• SET EXERCISE
Collect all the lines that mention the word "image".

--------------------

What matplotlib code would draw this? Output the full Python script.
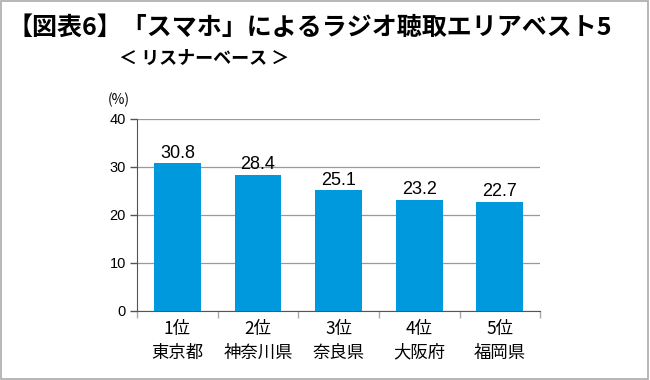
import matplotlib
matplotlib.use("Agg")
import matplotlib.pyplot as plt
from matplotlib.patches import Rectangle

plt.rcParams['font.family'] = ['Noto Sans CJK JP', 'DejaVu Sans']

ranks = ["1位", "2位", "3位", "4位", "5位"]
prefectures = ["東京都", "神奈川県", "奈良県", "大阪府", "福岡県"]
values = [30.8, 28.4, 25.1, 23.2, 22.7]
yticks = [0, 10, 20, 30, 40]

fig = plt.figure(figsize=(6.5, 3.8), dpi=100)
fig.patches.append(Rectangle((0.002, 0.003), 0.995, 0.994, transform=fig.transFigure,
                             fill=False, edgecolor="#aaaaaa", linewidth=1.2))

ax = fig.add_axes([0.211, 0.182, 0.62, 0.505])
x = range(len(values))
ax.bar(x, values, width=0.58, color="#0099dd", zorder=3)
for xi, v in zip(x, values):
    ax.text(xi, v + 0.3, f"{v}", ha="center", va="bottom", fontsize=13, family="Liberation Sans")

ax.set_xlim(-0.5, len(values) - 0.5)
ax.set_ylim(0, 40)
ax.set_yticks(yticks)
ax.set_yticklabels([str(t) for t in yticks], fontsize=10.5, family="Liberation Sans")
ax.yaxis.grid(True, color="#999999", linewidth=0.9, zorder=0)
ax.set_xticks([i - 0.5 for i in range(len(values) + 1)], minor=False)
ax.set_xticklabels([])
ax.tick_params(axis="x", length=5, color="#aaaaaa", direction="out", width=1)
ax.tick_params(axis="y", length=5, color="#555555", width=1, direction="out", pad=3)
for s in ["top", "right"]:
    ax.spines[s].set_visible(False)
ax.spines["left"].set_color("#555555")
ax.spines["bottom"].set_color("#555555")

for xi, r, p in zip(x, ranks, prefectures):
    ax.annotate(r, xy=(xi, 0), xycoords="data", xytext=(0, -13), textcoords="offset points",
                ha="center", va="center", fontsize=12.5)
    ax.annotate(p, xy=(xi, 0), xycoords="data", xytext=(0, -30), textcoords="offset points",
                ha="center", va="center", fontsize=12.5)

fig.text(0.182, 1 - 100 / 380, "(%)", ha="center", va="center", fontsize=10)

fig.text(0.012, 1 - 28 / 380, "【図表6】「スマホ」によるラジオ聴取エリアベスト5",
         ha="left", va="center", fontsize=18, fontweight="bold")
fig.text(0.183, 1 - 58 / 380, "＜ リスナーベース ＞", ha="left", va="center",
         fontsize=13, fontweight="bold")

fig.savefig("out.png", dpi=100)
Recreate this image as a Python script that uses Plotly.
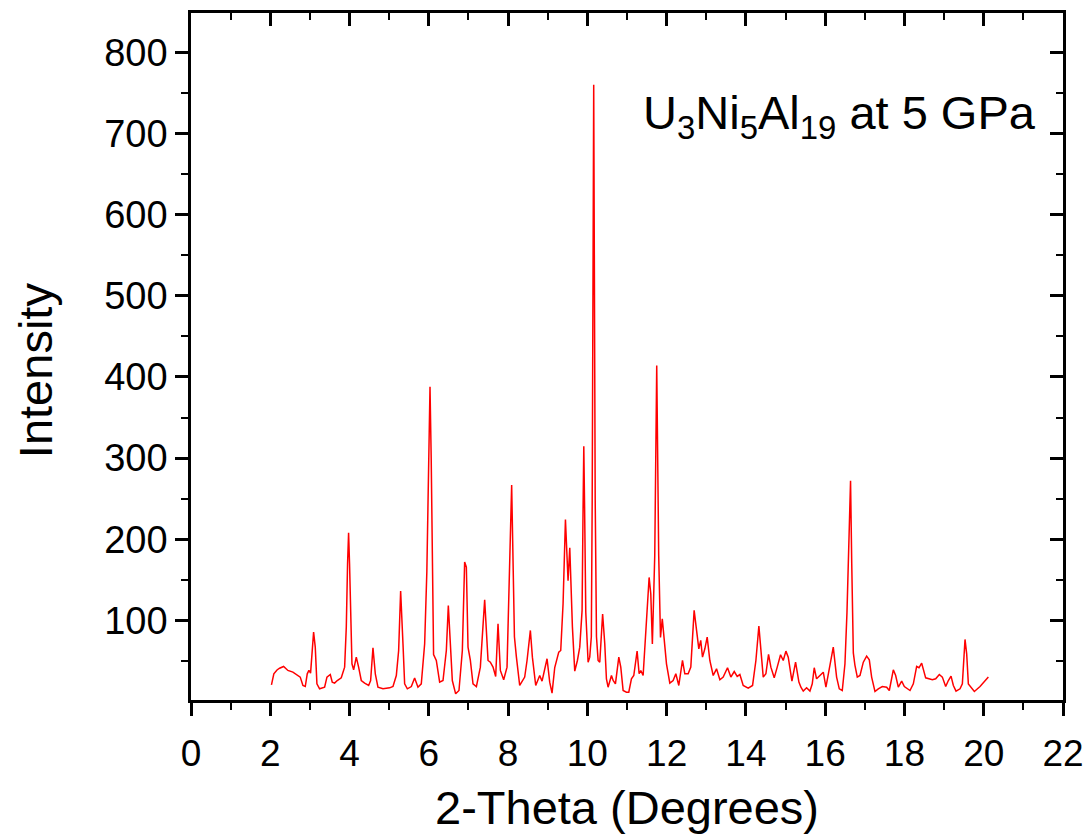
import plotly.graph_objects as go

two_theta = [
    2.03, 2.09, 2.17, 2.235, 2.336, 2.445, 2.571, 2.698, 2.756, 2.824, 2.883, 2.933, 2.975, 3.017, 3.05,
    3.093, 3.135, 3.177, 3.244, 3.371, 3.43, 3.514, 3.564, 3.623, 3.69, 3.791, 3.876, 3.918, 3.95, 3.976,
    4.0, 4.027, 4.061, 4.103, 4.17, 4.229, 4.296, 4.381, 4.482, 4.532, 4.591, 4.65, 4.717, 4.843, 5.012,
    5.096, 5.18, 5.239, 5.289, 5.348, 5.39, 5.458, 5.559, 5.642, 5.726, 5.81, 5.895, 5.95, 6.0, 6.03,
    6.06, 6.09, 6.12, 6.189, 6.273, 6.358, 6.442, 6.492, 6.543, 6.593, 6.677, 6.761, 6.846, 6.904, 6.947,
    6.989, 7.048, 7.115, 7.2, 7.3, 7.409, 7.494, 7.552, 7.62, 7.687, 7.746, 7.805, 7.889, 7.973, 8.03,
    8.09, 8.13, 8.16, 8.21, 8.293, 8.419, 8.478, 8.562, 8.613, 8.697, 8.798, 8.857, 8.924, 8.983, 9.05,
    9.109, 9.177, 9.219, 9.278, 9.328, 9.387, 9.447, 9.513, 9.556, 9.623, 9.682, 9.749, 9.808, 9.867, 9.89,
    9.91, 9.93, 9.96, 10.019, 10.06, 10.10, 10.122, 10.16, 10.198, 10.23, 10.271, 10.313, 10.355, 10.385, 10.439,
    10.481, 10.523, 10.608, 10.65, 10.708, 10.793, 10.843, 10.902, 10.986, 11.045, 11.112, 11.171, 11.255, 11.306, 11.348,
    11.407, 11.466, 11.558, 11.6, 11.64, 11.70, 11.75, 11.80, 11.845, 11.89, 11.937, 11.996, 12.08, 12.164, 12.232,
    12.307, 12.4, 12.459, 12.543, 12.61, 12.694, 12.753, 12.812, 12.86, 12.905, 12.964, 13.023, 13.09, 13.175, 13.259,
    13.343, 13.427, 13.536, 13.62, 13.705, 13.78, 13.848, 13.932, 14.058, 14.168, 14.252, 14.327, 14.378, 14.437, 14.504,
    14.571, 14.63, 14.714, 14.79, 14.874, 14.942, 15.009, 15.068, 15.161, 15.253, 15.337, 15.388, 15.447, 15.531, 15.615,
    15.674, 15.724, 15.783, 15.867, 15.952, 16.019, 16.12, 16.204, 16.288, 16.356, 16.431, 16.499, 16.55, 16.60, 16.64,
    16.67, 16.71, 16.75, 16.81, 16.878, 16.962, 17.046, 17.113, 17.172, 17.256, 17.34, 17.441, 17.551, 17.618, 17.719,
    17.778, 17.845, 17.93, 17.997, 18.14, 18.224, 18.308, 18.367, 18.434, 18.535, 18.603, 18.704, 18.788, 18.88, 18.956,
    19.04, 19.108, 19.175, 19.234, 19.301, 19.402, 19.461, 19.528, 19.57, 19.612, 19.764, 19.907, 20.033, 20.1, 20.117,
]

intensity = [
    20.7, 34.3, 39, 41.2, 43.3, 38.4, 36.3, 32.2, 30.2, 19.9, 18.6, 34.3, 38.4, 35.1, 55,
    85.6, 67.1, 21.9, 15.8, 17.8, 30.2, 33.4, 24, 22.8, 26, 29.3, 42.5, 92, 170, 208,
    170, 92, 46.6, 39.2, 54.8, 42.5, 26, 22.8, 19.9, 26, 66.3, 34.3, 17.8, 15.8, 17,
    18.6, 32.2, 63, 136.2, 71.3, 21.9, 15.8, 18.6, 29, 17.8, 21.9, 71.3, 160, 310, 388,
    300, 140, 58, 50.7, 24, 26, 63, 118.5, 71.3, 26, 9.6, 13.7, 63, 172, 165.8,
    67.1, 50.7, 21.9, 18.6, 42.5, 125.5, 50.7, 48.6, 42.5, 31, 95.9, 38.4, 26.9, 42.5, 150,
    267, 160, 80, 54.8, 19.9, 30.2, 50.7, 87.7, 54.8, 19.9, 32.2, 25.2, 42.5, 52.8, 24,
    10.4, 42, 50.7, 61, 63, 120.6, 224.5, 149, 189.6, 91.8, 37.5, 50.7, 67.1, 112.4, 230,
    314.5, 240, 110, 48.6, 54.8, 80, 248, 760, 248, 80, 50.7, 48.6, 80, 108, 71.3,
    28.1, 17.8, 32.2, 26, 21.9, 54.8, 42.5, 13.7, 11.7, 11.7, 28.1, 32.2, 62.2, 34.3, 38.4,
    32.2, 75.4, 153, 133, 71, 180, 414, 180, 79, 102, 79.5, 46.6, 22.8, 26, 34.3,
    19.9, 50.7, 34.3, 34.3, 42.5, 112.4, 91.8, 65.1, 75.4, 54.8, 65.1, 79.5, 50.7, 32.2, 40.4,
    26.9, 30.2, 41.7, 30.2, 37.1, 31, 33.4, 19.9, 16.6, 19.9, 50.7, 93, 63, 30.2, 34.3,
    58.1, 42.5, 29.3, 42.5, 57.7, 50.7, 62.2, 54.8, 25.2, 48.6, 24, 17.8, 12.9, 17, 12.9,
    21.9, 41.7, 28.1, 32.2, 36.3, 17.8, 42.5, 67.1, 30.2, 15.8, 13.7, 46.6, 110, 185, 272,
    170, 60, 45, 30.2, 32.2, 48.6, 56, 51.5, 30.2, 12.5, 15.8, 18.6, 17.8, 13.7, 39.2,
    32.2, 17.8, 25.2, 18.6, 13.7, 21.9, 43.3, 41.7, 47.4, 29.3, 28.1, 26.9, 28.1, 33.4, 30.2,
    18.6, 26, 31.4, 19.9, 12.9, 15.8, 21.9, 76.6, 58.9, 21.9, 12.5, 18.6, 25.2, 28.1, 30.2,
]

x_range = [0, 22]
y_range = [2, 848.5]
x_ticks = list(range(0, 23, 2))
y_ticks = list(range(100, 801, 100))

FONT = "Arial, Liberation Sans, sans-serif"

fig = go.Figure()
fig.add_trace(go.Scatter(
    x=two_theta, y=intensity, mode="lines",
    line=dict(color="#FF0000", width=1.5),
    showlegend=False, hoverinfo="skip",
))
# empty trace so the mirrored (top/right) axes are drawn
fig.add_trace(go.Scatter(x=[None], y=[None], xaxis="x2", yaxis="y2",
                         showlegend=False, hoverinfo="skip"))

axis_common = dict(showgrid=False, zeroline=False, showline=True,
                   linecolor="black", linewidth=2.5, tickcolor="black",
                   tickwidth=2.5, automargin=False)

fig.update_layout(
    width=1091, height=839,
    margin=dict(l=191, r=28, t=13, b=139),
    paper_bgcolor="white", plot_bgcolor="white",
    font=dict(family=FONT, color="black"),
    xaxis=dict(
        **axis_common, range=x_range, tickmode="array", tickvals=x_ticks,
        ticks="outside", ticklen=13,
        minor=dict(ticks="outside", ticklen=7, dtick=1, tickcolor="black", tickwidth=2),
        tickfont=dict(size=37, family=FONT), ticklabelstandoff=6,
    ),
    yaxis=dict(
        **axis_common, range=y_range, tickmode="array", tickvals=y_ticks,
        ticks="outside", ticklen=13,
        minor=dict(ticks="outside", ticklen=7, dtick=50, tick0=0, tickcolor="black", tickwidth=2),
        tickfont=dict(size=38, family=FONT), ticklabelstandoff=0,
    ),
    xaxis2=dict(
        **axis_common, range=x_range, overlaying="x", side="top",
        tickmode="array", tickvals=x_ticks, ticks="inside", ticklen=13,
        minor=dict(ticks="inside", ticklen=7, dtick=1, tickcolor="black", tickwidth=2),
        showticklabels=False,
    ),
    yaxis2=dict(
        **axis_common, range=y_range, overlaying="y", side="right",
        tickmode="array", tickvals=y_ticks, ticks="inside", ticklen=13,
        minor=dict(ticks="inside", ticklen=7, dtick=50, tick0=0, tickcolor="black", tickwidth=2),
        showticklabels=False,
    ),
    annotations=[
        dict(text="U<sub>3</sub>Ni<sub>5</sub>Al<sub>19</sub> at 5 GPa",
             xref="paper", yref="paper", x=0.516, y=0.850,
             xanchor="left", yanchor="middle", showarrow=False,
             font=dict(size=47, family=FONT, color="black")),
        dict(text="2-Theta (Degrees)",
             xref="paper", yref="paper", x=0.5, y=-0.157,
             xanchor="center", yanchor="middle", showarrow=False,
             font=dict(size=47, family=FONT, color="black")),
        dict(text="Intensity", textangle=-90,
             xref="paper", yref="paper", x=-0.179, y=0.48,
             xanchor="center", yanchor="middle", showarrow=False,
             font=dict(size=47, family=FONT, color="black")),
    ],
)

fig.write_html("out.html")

--------------------

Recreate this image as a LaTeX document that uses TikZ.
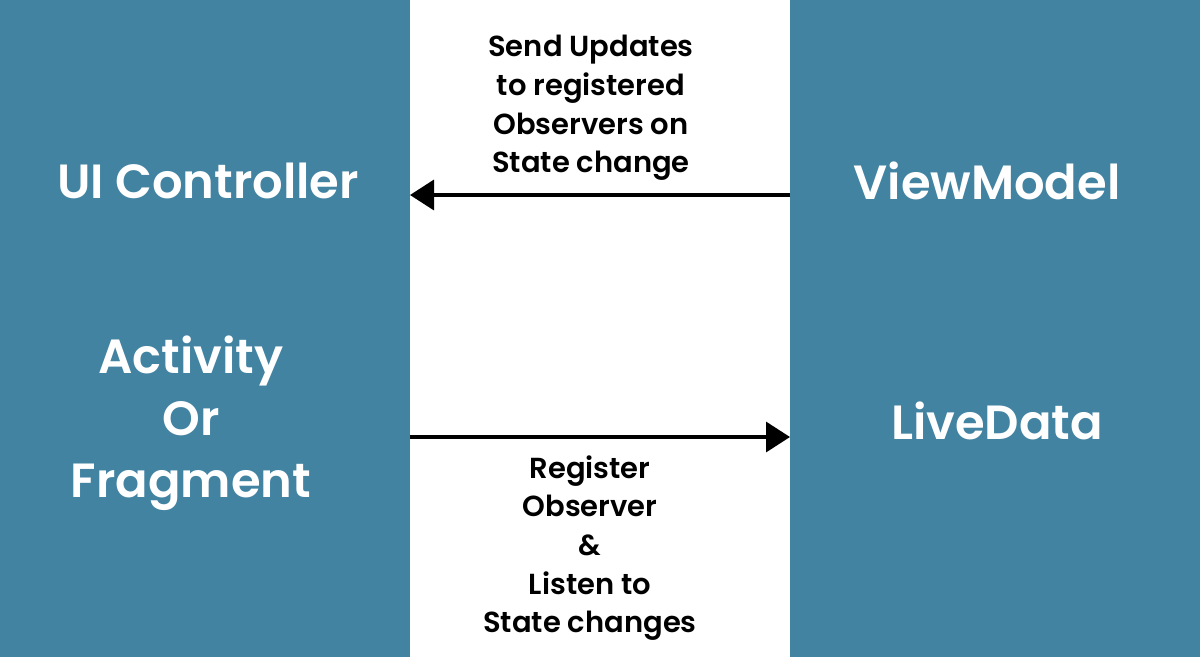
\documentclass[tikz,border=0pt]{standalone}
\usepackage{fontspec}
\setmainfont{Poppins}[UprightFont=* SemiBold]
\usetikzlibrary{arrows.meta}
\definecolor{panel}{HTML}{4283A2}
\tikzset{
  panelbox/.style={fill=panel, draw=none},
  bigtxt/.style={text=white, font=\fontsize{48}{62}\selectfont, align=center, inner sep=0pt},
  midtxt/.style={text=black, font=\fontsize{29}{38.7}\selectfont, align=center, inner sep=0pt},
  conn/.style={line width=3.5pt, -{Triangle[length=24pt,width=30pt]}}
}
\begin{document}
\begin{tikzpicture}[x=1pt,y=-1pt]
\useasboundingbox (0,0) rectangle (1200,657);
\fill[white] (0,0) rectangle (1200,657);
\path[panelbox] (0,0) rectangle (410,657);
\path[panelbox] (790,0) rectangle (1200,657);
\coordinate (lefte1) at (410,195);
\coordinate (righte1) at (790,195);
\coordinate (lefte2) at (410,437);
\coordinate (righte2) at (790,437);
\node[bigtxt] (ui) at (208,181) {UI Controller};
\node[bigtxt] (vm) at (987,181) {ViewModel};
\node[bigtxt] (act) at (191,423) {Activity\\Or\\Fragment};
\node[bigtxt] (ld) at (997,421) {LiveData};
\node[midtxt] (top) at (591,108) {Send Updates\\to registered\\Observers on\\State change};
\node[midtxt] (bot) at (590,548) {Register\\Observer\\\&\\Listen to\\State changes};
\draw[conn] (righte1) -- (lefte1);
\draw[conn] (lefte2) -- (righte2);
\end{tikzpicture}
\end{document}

--------------------

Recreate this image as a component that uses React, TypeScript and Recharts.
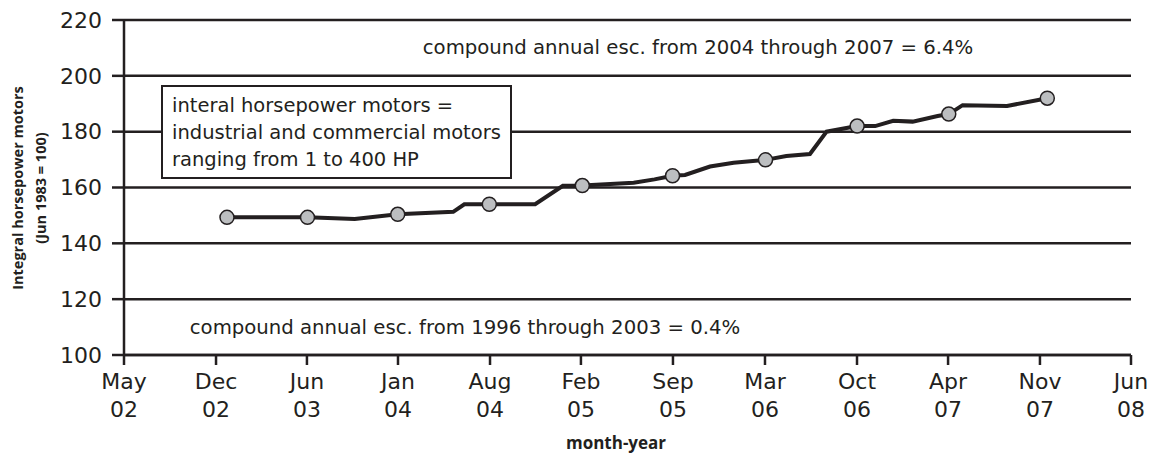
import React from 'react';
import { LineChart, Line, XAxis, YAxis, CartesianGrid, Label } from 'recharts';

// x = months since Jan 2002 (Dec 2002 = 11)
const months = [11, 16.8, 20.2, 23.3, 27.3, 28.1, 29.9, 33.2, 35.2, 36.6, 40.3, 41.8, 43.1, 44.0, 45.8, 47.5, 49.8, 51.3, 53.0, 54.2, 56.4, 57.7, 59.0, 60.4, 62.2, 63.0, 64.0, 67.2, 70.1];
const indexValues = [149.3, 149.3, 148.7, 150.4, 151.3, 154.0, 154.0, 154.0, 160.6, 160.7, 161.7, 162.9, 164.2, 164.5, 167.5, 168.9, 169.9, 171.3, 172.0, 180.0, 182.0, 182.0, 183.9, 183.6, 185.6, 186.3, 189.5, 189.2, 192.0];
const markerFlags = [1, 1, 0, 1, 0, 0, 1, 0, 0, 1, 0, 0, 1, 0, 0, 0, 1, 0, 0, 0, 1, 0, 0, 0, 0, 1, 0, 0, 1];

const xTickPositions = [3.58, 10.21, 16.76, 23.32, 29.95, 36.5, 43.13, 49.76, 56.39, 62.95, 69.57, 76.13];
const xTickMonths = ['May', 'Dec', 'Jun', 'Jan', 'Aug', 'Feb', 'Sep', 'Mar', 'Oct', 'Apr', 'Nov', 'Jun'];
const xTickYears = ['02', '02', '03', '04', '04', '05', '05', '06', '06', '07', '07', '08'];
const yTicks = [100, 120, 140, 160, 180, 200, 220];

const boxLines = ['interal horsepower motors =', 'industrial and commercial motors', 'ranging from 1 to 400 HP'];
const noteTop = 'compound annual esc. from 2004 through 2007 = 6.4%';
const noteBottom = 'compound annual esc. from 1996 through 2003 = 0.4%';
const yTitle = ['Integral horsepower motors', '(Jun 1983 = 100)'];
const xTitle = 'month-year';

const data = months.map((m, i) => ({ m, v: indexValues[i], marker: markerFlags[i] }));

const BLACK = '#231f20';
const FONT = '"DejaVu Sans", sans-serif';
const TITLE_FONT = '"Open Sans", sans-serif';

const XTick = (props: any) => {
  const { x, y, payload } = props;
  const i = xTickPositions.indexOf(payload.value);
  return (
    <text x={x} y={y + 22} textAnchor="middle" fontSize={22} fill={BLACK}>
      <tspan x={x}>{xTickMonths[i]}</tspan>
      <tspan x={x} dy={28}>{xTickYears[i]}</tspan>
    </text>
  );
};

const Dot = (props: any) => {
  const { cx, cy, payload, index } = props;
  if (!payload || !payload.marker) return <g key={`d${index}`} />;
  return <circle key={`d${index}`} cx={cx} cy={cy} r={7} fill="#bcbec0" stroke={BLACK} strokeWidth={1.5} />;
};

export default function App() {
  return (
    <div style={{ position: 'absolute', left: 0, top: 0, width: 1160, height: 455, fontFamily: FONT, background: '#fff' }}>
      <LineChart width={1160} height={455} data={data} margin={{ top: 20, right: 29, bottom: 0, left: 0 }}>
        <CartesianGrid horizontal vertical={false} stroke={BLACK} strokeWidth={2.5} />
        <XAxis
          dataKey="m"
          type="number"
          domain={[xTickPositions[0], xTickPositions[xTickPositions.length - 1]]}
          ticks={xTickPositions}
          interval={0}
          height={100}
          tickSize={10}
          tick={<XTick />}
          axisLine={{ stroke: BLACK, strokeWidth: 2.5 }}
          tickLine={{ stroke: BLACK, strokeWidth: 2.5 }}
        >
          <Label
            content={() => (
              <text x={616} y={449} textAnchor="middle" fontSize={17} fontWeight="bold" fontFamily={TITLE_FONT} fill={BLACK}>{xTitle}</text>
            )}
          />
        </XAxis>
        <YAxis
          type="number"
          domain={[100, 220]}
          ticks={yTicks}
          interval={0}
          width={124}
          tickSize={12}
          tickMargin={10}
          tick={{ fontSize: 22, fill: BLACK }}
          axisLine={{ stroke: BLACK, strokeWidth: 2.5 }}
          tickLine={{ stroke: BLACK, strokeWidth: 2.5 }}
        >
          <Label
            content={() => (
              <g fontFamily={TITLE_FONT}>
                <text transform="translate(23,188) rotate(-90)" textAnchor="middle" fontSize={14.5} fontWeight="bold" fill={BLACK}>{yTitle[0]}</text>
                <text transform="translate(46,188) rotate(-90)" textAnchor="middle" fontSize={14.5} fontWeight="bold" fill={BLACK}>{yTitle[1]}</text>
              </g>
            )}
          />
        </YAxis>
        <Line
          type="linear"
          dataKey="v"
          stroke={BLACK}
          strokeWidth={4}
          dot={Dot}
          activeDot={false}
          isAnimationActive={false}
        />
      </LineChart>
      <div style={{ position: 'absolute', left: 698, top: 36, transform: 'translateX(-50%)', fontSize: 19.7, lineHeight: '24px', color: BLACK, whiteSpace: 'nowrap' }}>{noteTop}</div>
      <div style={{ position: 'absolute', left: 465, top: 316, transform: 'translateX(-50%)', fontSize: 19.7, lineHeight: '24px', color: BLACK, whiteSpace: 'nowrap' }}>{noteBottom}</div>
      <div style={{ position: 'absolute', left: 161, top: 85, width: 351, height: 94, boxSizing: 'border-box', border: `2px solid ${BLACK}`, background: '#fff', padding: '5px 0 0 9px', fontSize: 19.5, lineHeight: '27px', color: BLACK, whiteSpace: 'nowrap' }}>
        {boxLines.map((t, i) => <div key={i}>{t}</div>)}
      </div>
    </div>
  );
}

--------------------

• COMPLETE ANSWER
Recreate this image as a Python script that uses Plotly.
Recreate this image as a LaTeX document that uses TikZ.
Recreate this image as a component that uses React, TypeScript and Recharts.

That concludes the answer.